SET among Croatia’s beautiful unspoiled countryside is the Plitvice Lakes National Park – a UNESCO World Heritage site.
Despite visiting Zagreb in winter this park was still on my to-do list. I had heard it was great to visit in all seasons, so thought it would be a welcome relief from the city and a chance to see more of Croatia for a day.
But the possibility of ice and snow meant fewer excursions run at this time of year – and those that do, charge you a fortune. The price of day excursions was pretty hefty, with most ranging from £70-150 each and while in Zagreb a local agent quoted us about €200 each.
The other problem is that half of the park is closed at this time of year so you wouldn’t get to see all 16 lakes in their glory, although as a result the entrance fee is half price.
We eventually decided to do the tour ourselves and took a two hour coach from Zagreb for a more reasonable price from the city’s main bus station.

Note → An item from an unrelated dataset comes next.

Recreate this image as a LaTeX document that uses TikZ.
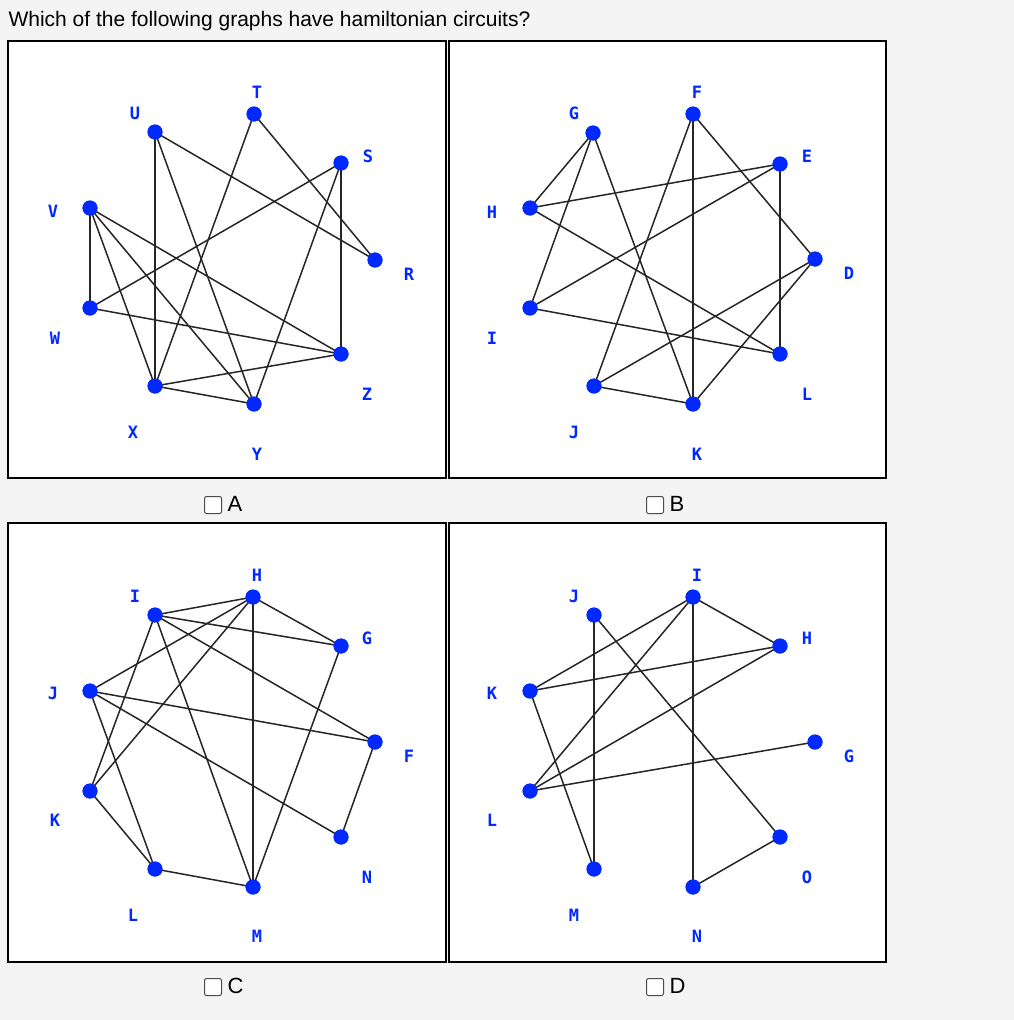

Packed with a substantial picnic of cakes, crisps and sandwiches from our hotel to keep us going throughout the day we were all set for a third of the price.
As we travelled out of the city a fog that had shrouded Zagreb in the morning slowly lifted to reveal vast countryside around us. And the day turned into a beautiful sunny winter’s day, providing a lovely backdrop for our trip to the Plitvice Lakes.
The park was simply stunning.
Even in -1C temperatures it was pure natural beauty. The sun glistened on the water and the sound of the water gushing from the waterfalls was deafening at times and sounded around the park. There were photo opportunities from every corner – from down at the bottom, along the wooden footbridges that snake around the edges, or from a path above. You could shoot a lake, rock face or waterfall from every angle.
Having spent a few days in Zagreb it was great to walk among such natural beauty and breathe in some clean air. Even if it was very, very cold, and in some places a bit icy and slippery along the paths by the waterfalls.
It’s not hard to see how this park could look even more beautiful in summer with its green trees, flowers in full bloom and dazzling green water. But at this time of year we had no crowds to deal with bar one coach load of Japanese tourists. The day trip had taken a bit of extra organising but despite a very cold nose, frozen fingers and toes and in need of a hot chocolate, I never once regretted the visit.
It was by far the highlight of my entire trip to Croatia and the park was as stunning and breathtaking in person as it had been in all the photos I’d seen.